2015-07-06 15:25:00

Vertice a Washington contro Is. Iacovino: coalizione "perdente" sui media


Il presidente degli Stati Uniti, Obama, ha convocato oggi pomeriggio a Washington i vertici della Sicurezza nazionale per fare il punto sulla campagna intrapresa di lotta al sedicente Stato islamico, mentre proseguono i raid aerei della Coalizione a guida Usa. Solo ieri nel giro di poche ore – c’è stata la più intensa operazione - ben 16 bombardamenti su Raqqa, sorta di roccaforte del Califfato in Siria. Dall’altro lato i miliziani dell’Is continuano a mostrare con orgoglio su Internet gli orrori della loro folle guerra. Roberta Gisotti ha intervistato Gabriele Iacovino, coordinatore degli analisti del Centro Studi internazionali (Cesi):

D.- Dott. Iacovino, è possibile tracciare un bilancio della strategia militare e non messa in atto dalla Coalizione internazionale per fermare l’Is? Vista dall’opinione pubblica non appare finora efficace…

R. - Sicuramente la campagna mediatica del sedicente Stato islamico è molto più forte rispetto a quella della comunità internazionale. Ogni qualvolta lo Stato islamico riesce a portare avanti un’azione militare in alcune parti della Siria o dell’Iraq il riverbero mediatico sulla stampa occidentale è molto più forte rispetto ai risultati ottenuti dalla Coalizione internazionale. Certo è che tracciando un bilancio di quasi un anno di attività militari contro lo Stato islamico ovviamente non si è risolto il problema, perché comunque con una campagna aerea che non vede sul terreno la presenza forte di una coalizione internazionale i risultati possono essere solo temporanei o comunque ristretti ad alcune zone della Siria e dell’Iraq. Ma i risultati ci sono stati: pensiamo solamente alla fermata dell’avanzata dello Stato islamico verso il Kurdistan iracheno o per esempio verso alcune parti della Siria più occidentale: pensiamo anche all’indebolimento della leadership dello Stato islamico con il sedicente califfo al Baghdadi che è stato ferito durante un bombardamento ed alcuni dei principali leader militari del movimento che sono rimasti uccisi in raid aerei. In più, ricordiamoci sempre l’importanza della Coalizione internazionale che riunisce non solo gli Stati Uniti ed altri Paesi occidentali tra cui anche l’Italia, ma anche molti Paesi arabi.

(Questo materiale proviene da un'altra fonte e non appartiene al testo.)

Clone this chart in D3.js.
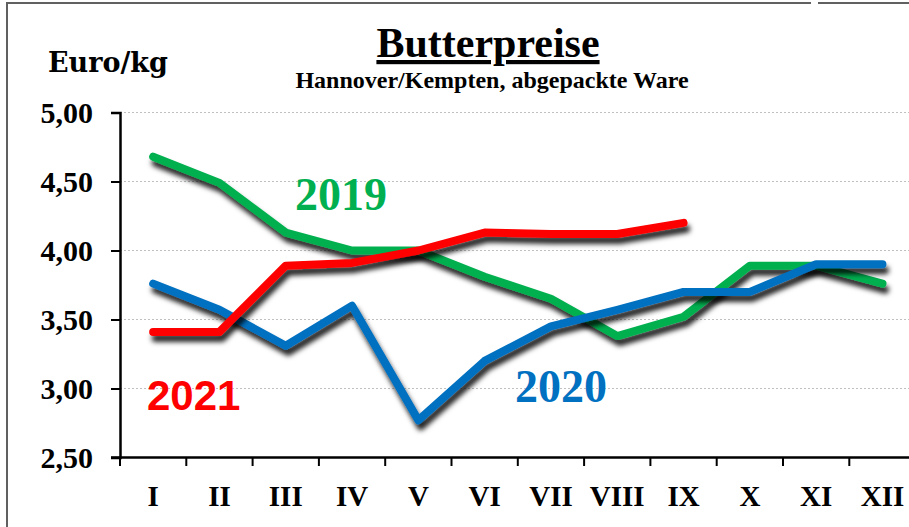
<!DOCTYPE html>
<html lang="de">
<head>
<meta charset="utf-8">
<title>Butterpreise</title>
<script src="https://d3js.org/d3.v7.min.js"></script>
<style>
  html, body { margin: 0; padding: 0; background: #fff; }
  svg { display: block; }
  .serif { font-family: "Liberation Serif", "Times New Roman", serif; font-weight: bold; }
  .axis path, .axis line { stroke: #000; }
</style>
</head>
<body>
<svg id="chart" width="909" height="527"></svg>
<script>
// Data
const months = ["I", "II", "III", "IV", "V", "VI", "VII", "VIII", "IX", "X", "XI", "XII"];
const y2019 = [4.68, 4.49, 4.13, 4.00, 4.00, 3.81, 3.65, 3.38, 3.52, 3.89, 3.89, 3.76];
const y2020 = [3.76, 3.57, 3.31, 3.60, 2.77, 3.20, 3.45, 3.57, 3.70, 3.70, 3.90, 3.90];
const y2021 = [3.41, 3.41, 3.89, 3.91, 4.00, 4.13, 4.12, 4.12, 4.20];
const yTicks = [2.5, 3.0, 3.5, 4.0, 4.5, 5.0];

const series = [
    { name: "2019", values: y2019, color: "#00B050" },
    { name: "2020", values: y2020, color: "#0070C0" },
    { name: "2021", values: y2021, color: "#FF0000" }
];

const svg = d3.select("#chart");
const W = 909, H = 527;

// plot area runs past the right edge like in the original
const x = d3.scaleBand().domain(months).range([120, 120 + 12 * 66.3]).padding(0);
const y = d3.scaleLinear().domain([2.5, 5]).range([457.5, 112.5]);

// shadow filter
const defs = svg.append("defs");
const f = defs.append("filter").attr("id", "shadow")
    .attr("x", "-10%").attr("y", "-20%").attr("width", "120%").attr("height", "140%");
f.append("feDropShadow")
    .attr("dx", 2.5).attr("dy", 6).attr("stdDeviation", 2.5)
    .attr("flood-color", "#000").attr("flood-opacity", 0.85);

// frame
svg.append("line").attr("x1", 7).attr("x2", 7).attr("y1", 3).attr("y2", H)
    .attr("stroke", "#606060").attr("stroke-width", 2);
svg.append("line").attr("x1", 6).attr("x2", 811).attr("y1", 3).attr("y2", 3)
    .attr("stroke", "#606060").attr("stroke-width", 2);
svg.append("line").attr("x1", 818).attr("x2", W).attr("y1", 3).attr("y2", 3)
    .attr("stroke", "#606060").attr("stroke-width", 2);

// gridlines
svg.append("g").selectAll("line")
    .data(yTicks.filter(d => d > 2.5))
    .join("line")
    .attr("x1", 120).attr("x2", W)
    .attr("y1", d => y(d)).attr("y2", d => y(d))
    .attr("stroke", "#c0c0c0").attr("stroke-width", 1)
    .attr("stroke-dasharray", "2,2");

// lines
const line = d3.line()
    .x((d, i) => x(months[i]) + x.bandwidth() / 2)
    .y(d => y(d));

series.forEach(s => {
    svg.append("path")
        .datum(s.values)
        .attr("d", line)
        .attr("fill", "none")
        .attr("stroke", s.color)
        .attr("stroke-width", 8)
        .attr("stroke-linejoin", "round")
        .attr("stroke-linecap", "round")
        .attr("filter", "url(#shadow)");
});

// y axis
const yAxis = svg.append("g").attr("class", "axis")
    .attr("transform", "translate(120,0)")
    .call(d3.axisLeft(y).tickValues(yTicks).tickSize(9).tickPadding(18)
        .tickFormat(d => d.toFixed(2).replace(".", ",")));
yAxis.select(".domain").attr("stroke-width", 2.5);
yAxis.selectAll(".tick line").attr("stroke-width", 2);
yAxis.selectAll("text").attr("class", "serif").attr("font-size", 30).attr("fill", "#000");

// x axis
const xAxis = svg.append("g").attr("class", "axis")
    .attr("transform", "translate(0,457.5)")
    .call(d3.axisBottom(x).tickSize(0).tickPadding(28));
xAxis.select(".domain").remove();
xAxis.selectAll("text").attr("class", "serif").attr("font-size", 29).attr("fill", "#000");
svg.append("line").attr("x1", 111).attr("x2", W).attr("y1", 457.5).attr("y2", 457.5)
    .attr("stroke", "#000").attr("stroke-width", 2.5);
svg.append("g").selectAll("line")
    .data(months)
    .join("line")
    .attr("x1", d => x(d)).attr("x2", d => x(d))
    .attr("y1", 457.5).attr("y2", 466)
    .attr("stroke", "#000").attr("stroke-width", 2);

// titles
svg.append("text").attr("class", "serif")
    .attr("x", 488).attr("y", 57).attr("text-anchor", "middle")
    .attr("font-size", 42).attr("text-decoration", "underline")
    .text("Butterpreise");
svg.append("text").attr("class", "serif")
    .attr("x", 492).attr("y", 88).attr("text-anchor", "middle")
    .attr("font-size", 24)
    .text("Hannover/Kempten, abgepackte Ware");
svg.append("text")
    .attr("x", 48).attr("y", 72)
    .attr("font-family", "'DejaVu Serif', serif").attr("font-weight", "bold")
    .attr("font-size", 27)
    .text("Euro/kg");

// series labels
svg.append("text").attr("class", "serif")
    .attr("x", 295).attr("y", 210).attr("font-size", 46).attr("fill", series[0].color)
    .text(series[0].name);
svg.append("text").attr("class", "serif")
    .attr("x", 515).attr("y", 402).attr("font-size", 46).attr("fill", series[1].color)
    .text(series[1].name);
svg.append("text")
    .attr("x", 147).attr("y", 410)
    .attr("font-family", "'Liberation Sans', Arial, sans-serif").attr("font-weight", "bold")
    .attr("font-size", 42).attr("fill", series[2].color)
    .text(series[2].name);
</script>
</body>
</html>
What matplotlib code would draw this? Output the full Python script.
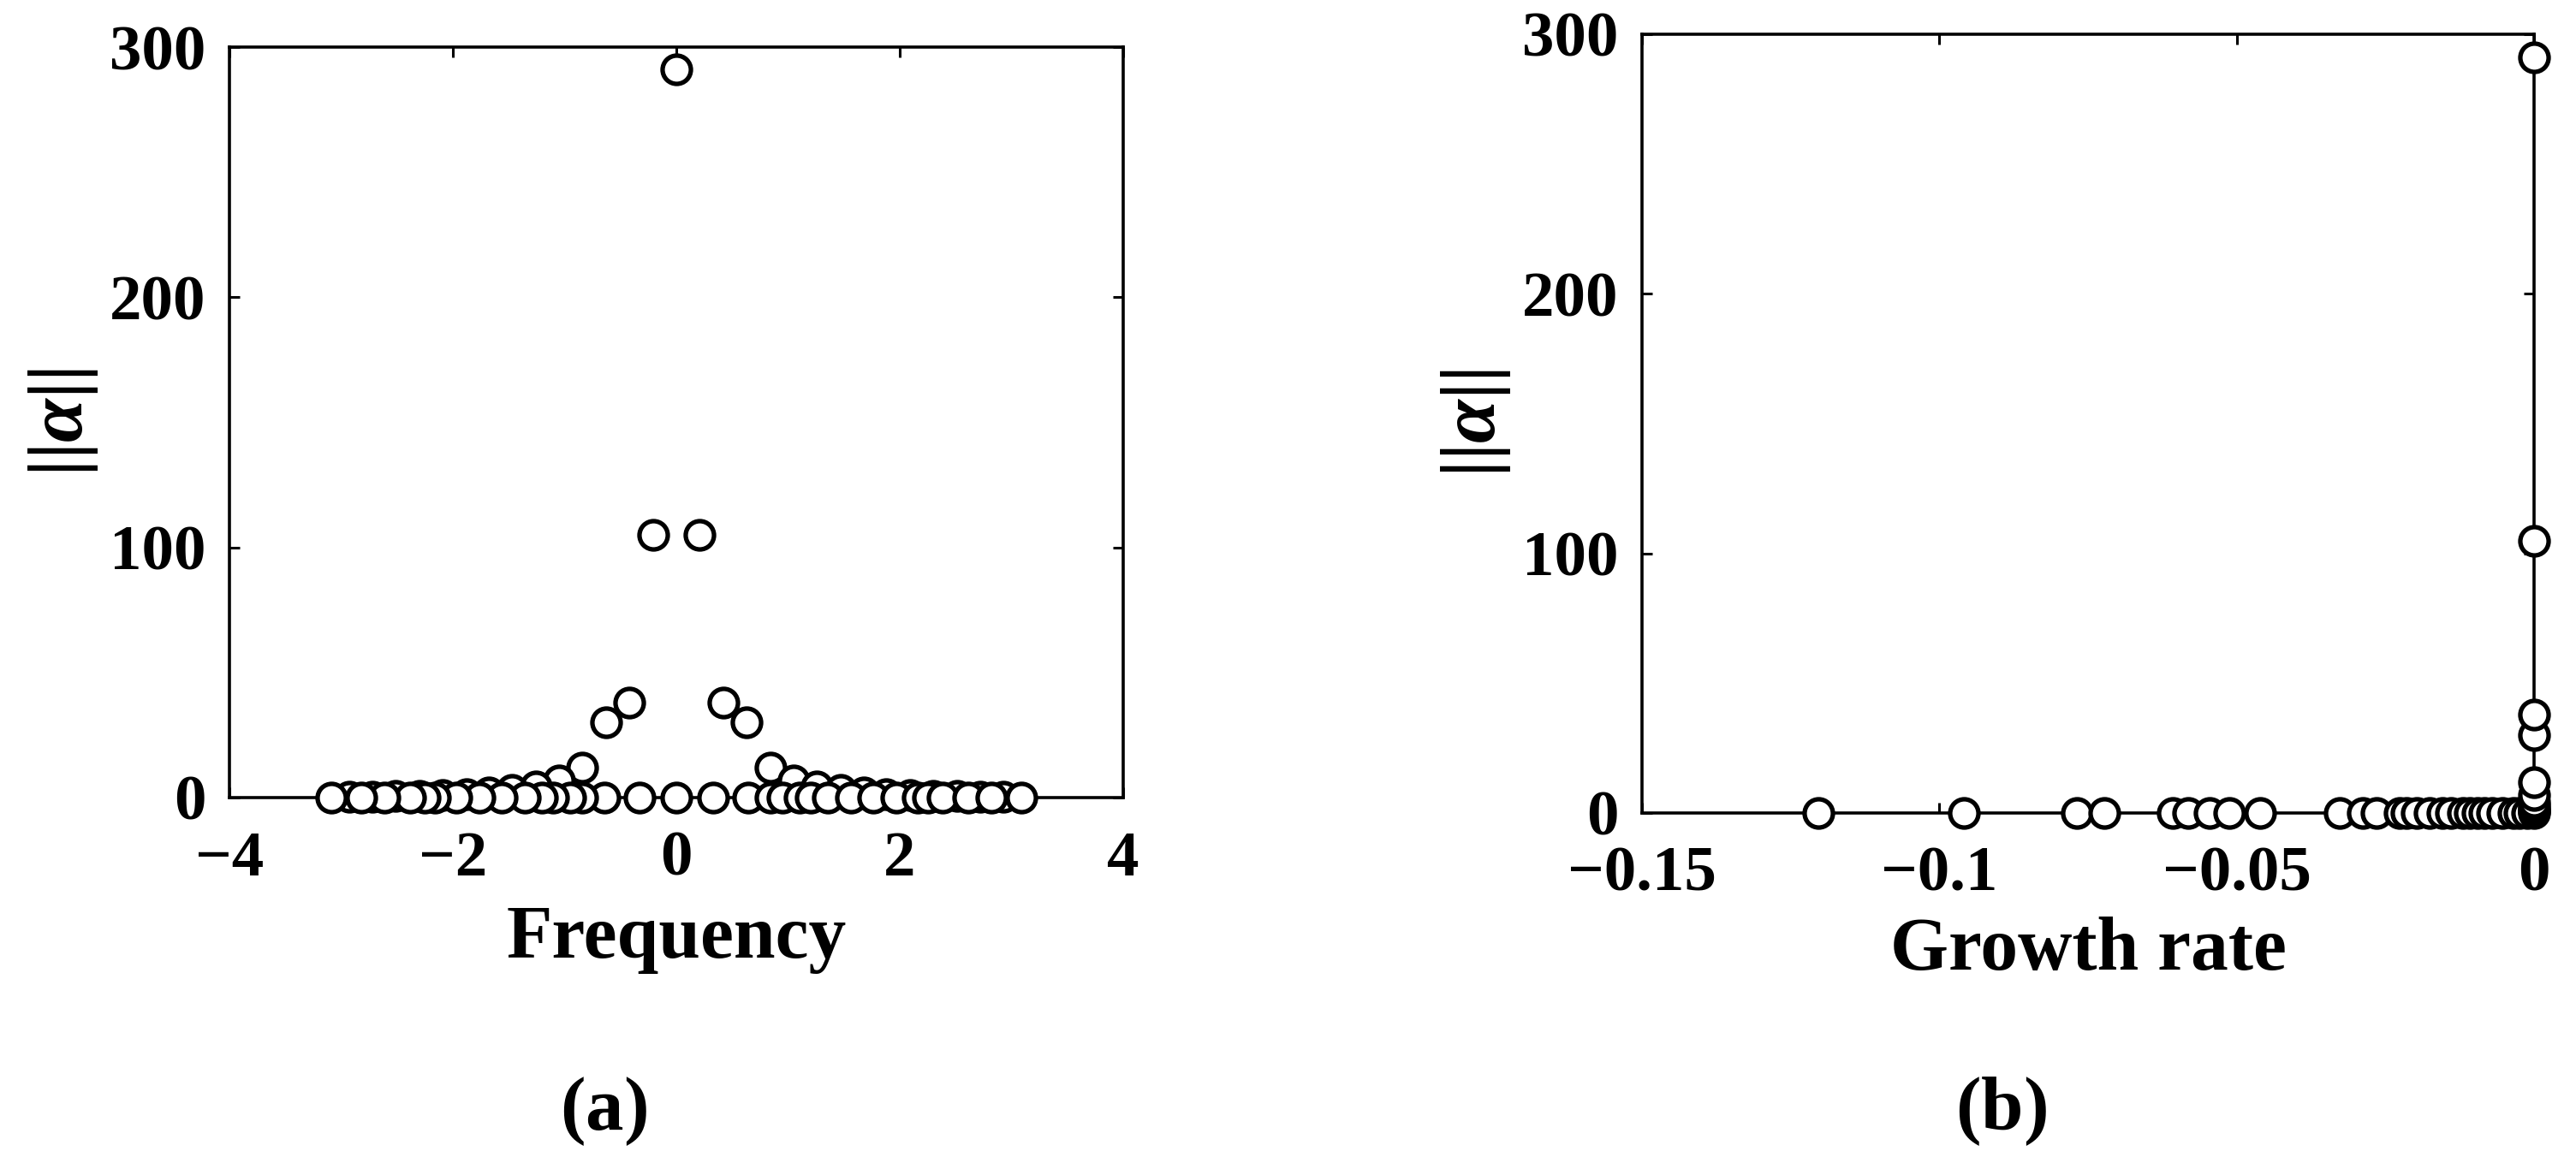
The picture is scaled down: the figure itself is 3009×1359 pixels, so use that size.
import matplotlib
matplotlib.use('Agg')
import matplotlib.pyplot as plt

# -----------------------------
# (a) amplitude vs frequency
# -----------------------------
freq_a = [0.0,
          -0.21, 0.21, -0.42, 0.42, -0.63, 0.63, -0.84, 0.84,
          -1.05, 1.05, -1.26, 1.26, -1.47, 1.47, -1.68, 1.68,
          -1.88, 1.88, -2.09, 2.09, -2.30, 2.30, -2.51, 2.51,
          -2.72, 2.72, -2.93, 2.93,
          0.0, -0.33, 0.33, -0.64, 0.64, -0.84, 0.84, -0.95, 0.95,
          -1.10, 1.10, -1.20, 1.20, -1.36, 1.36, -1.56, 1.56,
          -1.76, 1.76, -1.97, 1.97, -2.16, 2.16, -2.25, 2.25,
          -2.38, 2.38, -2.61, 2.61, -2.82, 2.82, -3.09, 3.09]
amp_a = [291,
         105, 105, 38, 38, 30, 30, 12, 12,
         7, 7, 4.4, 4.4, 3, 3, 2, 2,
         1.5, 1.5, 1.0, 1.0, 0.8, 0.8, 0.6, 0.6,
         0.5, 0.5, 0.4, 0.4,
         0, 0, 0, 0, 0, 0, 0, 0, 0,
         0, 0, 0, 0, 0, 0, 0, 0,
         0, 0, 0, 0, 0, 0, 0, 0,
         0, 0, 0, 0, 0, 0, 0, 0]

# -----------------------------
# (b) amplitude vs growth rate
# -----------------------------
growth_b = [-0.1203, -0.0959, -0.0769, -0.0723, -0.0607, -0.0582, -0.0545,
            -0.0512, -0.0461, -0.0327, -0.0288, -0.0265, -0.0226, -0.0215,
            -0.0197, -0.0175, -0.0154, -0.0140, -0.0120, -0.0108, -0.0095,
            -0.0084, -0.0070, -0.0053, -0.0035, -0.0024, -0.0012,
            0, 0, 0, 0, 0, 0, 0, 0, 0, 0, 0, 0]
amp_b = [0, 0, 0, 0, 0, 0, 0,
         0, 0, 0, 0, 0, 0, 0,
         0, 0, 0, 0, 0, 0, 0,
         0, 0, 0, 0, 0, 0,
         0, 0.5, 1.0, 2.0, 3.0, 4.4, 7, 12, 30, 38, 105, 291]

xticks_a = [-4, -2, 0, 2, 4]
xticklabels_a = ['\u22124', '\u22122', '0', '2', '4']
xticks_b = [-0.15, -0.1, -0.05, 0]
xticklabels_b = ['\u22120.15', '\u22120.1', '\u22120.05', '0']
yticks = [0, 100, 200, 300]

plt.rcParams['font.family'] = ['Liberation Serif', 'DejaVu Serif']
plt.rcParams['font.weight'] = 'bold'
plt.rcParams['mathtext.fontset'] = 'custom'
plt.rcParams['mathtext.rm'] = 'Liberation Serif'
plt.rcParams['mathtext.it'] = 'Liberation Serif:italic'
plt.rcParams['mathtext.bf'] = 'Liberation Serif:bold'

fig = plt.figure(figsize=(15.045, 6.795), dpi=200)
ax1 = fig.add_axes([268/3009, 1 - 932/1359, 1044/3009, 877/1359])
ax2 = fig.add_axes([1918/3009, 1 - 950/1359, 1042/3009, 910/1359])

mk = dict(linestyle='none', marker='o', markersize=11.9, markerfacecolor='white',
          markeredgecolor='black', markeredgewidth=1.9, clip_on=False, zorder=3)

ax1.plot(freq_a, amp_a, **mk)
ax2.plot(growth_b, amp_b, **mk)

for ax in (ax1, ax2):
    ax.set_ylim(0, 300)
    ax.set_yticks(yticks)
    ax.set_yticklabels([str(v) for v in yticks])
    for s in ax.spines.values():
        s.set_linewidth(1.3)
    ax.tick_params(direction='in', length=4.3, width=1.1, top=True, right=True,
                   labelsize=27, pad=10)
    for lab in ax.get_xticklabels() + ax.get_yticklabels():
        lab.set_fontweight('bold')
    ax.set_ylabel(r'$||\alpha||$', fontsize=33, fontweight='normal', labelpad=4)

ax1.tick_params(axis='x', pad=14)
ax2.tick_params(axis='x', pad=14)

ax1.set_xlim(-4, 4)
ax1.set_xticks(xticks_a)
ax1.set_xticklabels(xticklabels_a, fontweight='bold')
ax1.set_xlabel('Frequency', fontsize=31.5, fontweight='bold', labelpad=6.5)

ax2.set_xlim(-0.15, 0)
ax2.set_xticks(xticks_b)
ax2.set_xticklabels(xticklabels_b, fontweight='bold')
ax2.set_xlabel('Growth rate', fontsize=31.5, fontweight='bold', labelpad=5)

fig.text(705/3009, 1 - 1320/1359, r'$(\mathbf{a})$', fontsize=32, ha='center', va='baseline')
fig.text(2337/3009, 1 - 1320/1359, r'$(\mathbf{b})$', fontsize=32, ha='center', va='baseline')

fig.savefig('out.png', dpi=200, facecolor='white')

D. - Alcuni osservatori hanno invocato un ruolo più forte dei Paesi arabi ma anche della Turchia per risolvere un problema che è principalmente loro, perché la maggior parte delle vittime sono dei Paesi del Medio Oriente …

R. - Sì, un ruolo maggiore. La Turchia, ad esempio, deve fare attenzione agli equilibrismi da parte del governo tra la propria sicurezza e la necessità di portare avanti un’azione efficace contro lo Stato islamico. Finora le autorità turche – se vogliamo – hanno molto spesso chiuso un occhio rispetto alle attività sia degli altri gruppi più jihadisti dell’insurrezione siriana, sia nei confronti dello Stato islamico lungo i propri confini, proprio per non avere poi delle minacce dirette che potrebbero arrivare da questi gruppi sul proprio territorio. Lo stesso discorso, in parte, si potrebbe fare per gli altri Paesi arabi della Coalizione che rimangono ‘divisi’ tra la necessità di combattere lo Stato islamico, di portare avanti questa attività e la necessità dall’altra parte di non toccare troppi equilibri al proprio interno, da una parte per non farsi vedere troppo alleati ai Paesi occidentali e dall’altra per non andare a toccare le sensibilità più radicali nello loro comunità.

D. - I Paesi arabi potrebbero fare qualcosa di più – qualcuno lo ha chiesto – per sconfessare una lettura tanto sanguinaria dell’islam …

R. - Assolutamente sì, in questo momento la Coalizione internazionale è più attiva dal punto di vista militare se vogliamo; un intervento maggiormente politico da parte di alcuni Paesi arabi potrebbe avere degli effetti maggiori.